3 posts tagged “nick drake”
Oh god. I just looked at my sponsored google ads and there were four all lined up in a row with the title "Nick Drake Ringtones." This makes me sad and scared.
I understand that the greatest hope of advertisers is to deliver ads that are tailored to their audience. I have Nick Drake on my interests list, so maybe I would like Nick Drake ringtones? I can't remember the last time an ad on the internet or elsewhere actually made me excited about a product or service. Not only am I becoming immune to ads, but I am actually developing an allergy. We have cable tv at work now, so whenever we go to hook up a laptop to our big screen we have a few moments of daytime tv or commercials. 3 seconds of a dish liquid commercial cause me to want to punch someone in the face. Did the "women's movement" (whatever that was) NOT WORK AT ALL?? I think I actually shrieked. Then there was the sexy tic tac tongue juggling which made me put my face on my laptop keyboard and weep.
No. I don't want a Nick Drake ringtone. The man killed himself, probably because he had the foresight to realize that one day his songs would be sold off for .99 each as compressed electronic crap for mobile phones. I would kill myself if I knew that was the future. I really would.
On a whim I went down to Elliott Bay Books for an Americano, a new moleskine notepad, and an Iris Murdoch novel - just in time to catch a reading by Joe Boyd who has released a memoir of his years producing music in the 1960's, White Bicycles.
From what he read the book seems to be beautifully written and steeped in nostalgia for the time before utopian idealism turned ugly. While he was talking about his experience at Woodstock I couldn't help but think of my dad, somewhere out there in the mud-caked sea of hippie kids; two years before I was born some bit of my DNA was soaking up LSD and Joan Baez.

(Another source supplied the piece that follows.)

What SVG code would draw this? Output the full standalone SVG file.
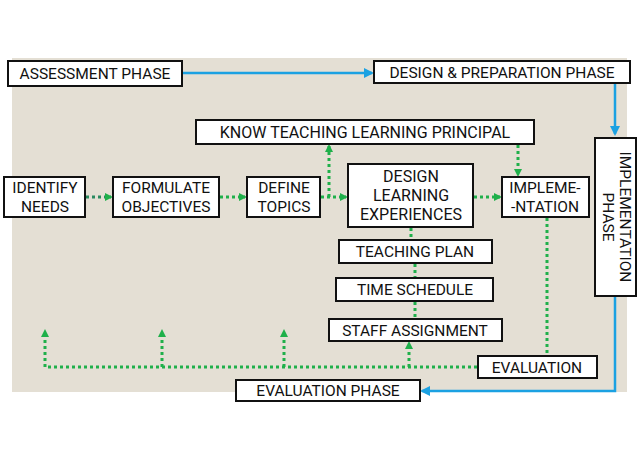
<svg xmlns="http://www.w3.org/2000/svg" width="638" height="451" viewBox="0 0 638 451">
<defs>
<style>
.b{fill:#fff;stroke:#111;stroke-width:2}
text{font-family:Roboto,"Liberation Sans",sans-serif;font-size:15.5px;fill:#111;text-anchor:middle}
.g{stroke:#1fb04a;stroke-width:3;stroke-dasharray:3 3;fill:none}
.bl{stroke:#1ba1e2;stroke-width:2.5;fill:none}
</style>
<marker id="ga" markerWidth="8" markerHeight="8" refX="6" refY="4" orient="auto" markerUnits="userSpaceOnUse"><path d="M0,0L8,4L0,8z" fill="#1fb04a"/></marker>
<marker id="ba" markerWidth="10" markerHeight="10" refX="8" refY="5" orient="auto" markerUnits="userSpaceOnUse"><path d="M0,0L10,5L0,10z" fill="#1ba1e2"/></marker>
</defs>
<rect width="638" height="451" fill="#fff"/>
<rect x="12" y="58" width="615" height="334" fill="#e4dfd4"/>
<g id="connectors">
<path class="bl" d="M182,73H372" marker-end="url(#ba)"/>
<path class="bl" d="M615,83V134" marker-end="url(#ba)"/>
<path class="bl" d="M615,296V391H422" marker-end="url(#ba)"/>
<path class="g" style="stroke:#2a8a60" d="M86,197H111" marker-end="url(#ga)"/>
<path class="g" d="M220,197H245" marker-end="url(#ga)"/>
<path class="g" d="M321,197H346" marker-end="url(#ga)"/>
<path class="g" d="M329,197V146" marker-end="url(#ga)"/>
<path class="g" d="M474,197H500" marker-end="url(#ga)"/>
<path class="g" d="M518,145V175" marker-end="url(#ga)"/>
<path class="g" d="M411,228V240M415,264V278M415,302V319"/>
<path class="g" d="M547,218V356"/>
<path class="g" d="M477,367H45V331" marker-end="url(#ga)"/>
<path class="g" d="M162,367V331" marker-end="url(#ga)"/>
<path class="g" d="M284,367V331" marker-end="url(#ga)"/>
<path class="g" d="M409,367V343" marker-end="url(#ga)"/>
</g>
<g id="assessment"><rect class="b" x="8" y="61" width="174" height="25"/><text x="95" y="79">ASSESSMENT PHASE</text></g>
<g id="design-prep"><rect class="b" x="374" y="61" width="256" height="22"/><text x="502" y="78">DESIGN &amp; PREPARATION PHASE</text></g>
<g id="know"><rect class="b" x="196" y="120" width="338" height="24"/><text x="365" y="138" style="font-size:16px">KNOW TEACHING LEARNING PRINCIPAL</text></g>
<g id="identify"><rect class="b" x="4" y="177" width="81" height="40"/><text x="45" y="193">IDENTIFY</text><text x="45" y="212">NEEDS</text></g>
<g id="formulate"><rect class="b" x="113" y="177" width="106" height="40"/><text x="166" y="193">FORMULATE</text><text x="166" y="212">OBJECTIVES</text></g>
<g id="define"><rect class="b" x="247" y="177" width="73" height="40"/><text x="284" y="193">DEFINE</text><text x="284" y="212">TOPICS</text></g>
<g id="design-learning"><rect class="b" x="348" y="164" width="125" height="63"/><text x="411" y="182" style="font-size:16px">DESIGN</text><text x="411" y="201" style="font-size:16px">LEARNING</text><text x="411" y="220" style="font-size:16px">EXPERIENCES</text></g>
<g id="implementation"><rect class="b" x="502" y="177" width="87" height="40"/><text x="545" y="193">IMPLEME-</text><text x="545" y="212">-NTATION</text></g>
<g id="impl-phase"><rect class="b" x="595" y="138" width="41" height="158"/><text transform="translate(620,217) rotate(90)">IMPLEMENTATION</text><text transform="translate(603,217) rotate(90)">PHASE</text></g>
<g id="teaching-plan"><rect class="b" x="339" y="240" width="153" height="23"/><text x="415" y="257">TEACHING PLAN</text></g>
<g id="time-schedule"><rect class="b" x="336" y="278" width="157" height="23"/><text x="415" y="295">TIME SCHEDULE</text></g>
<g id="staff"><rect class="b" x="329" y="319" width="173" height="22"/><text x="415" y="336">STAFF ASSIGNMENT</text></g>
<g id="evaluation"><rect class="b" x="478" y="356" width="119" height="22"/><text x="537" y="373">EVALUATION</text></g>
<g id="eval-phase"><rect class="b" x="236" y="380" width="184" height="21"/><text x="328" y="396">EVALUATION PHASE</text></g>
</svg>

The only question anyone wanted to ask the author was: "what was so-and-so like to work with?" When asked about Nick Drake he read the section about meeting the fragile young man whose shyness did not match his good looks and posh accent. He was just a boy, attending Cambridge, smoking nervously, embarassed by his own talent, and horrified by performing for an audience. Boyd believes that if his music had been publicly revered then as it is now he might still be with us. It must be horrible to be blessed with a talent that large and to think that it is not wanted.
Of course someone had to ask what Syd Barrett was like, before his mind disintegrated. Boyd said it was like a flip was switched. One week Barrett was lucid and intelligent and rational, and the next he wasn't making sense and could barely lift a guitar.
People are fascinated by those who have slipped away from the fragile space we think is safe and steady. I think the fascination comes from the innate awareness that each of us stands only inches from the edge o a cliff we cannot see, and it only takes one step to find the solid ground is not there any longer.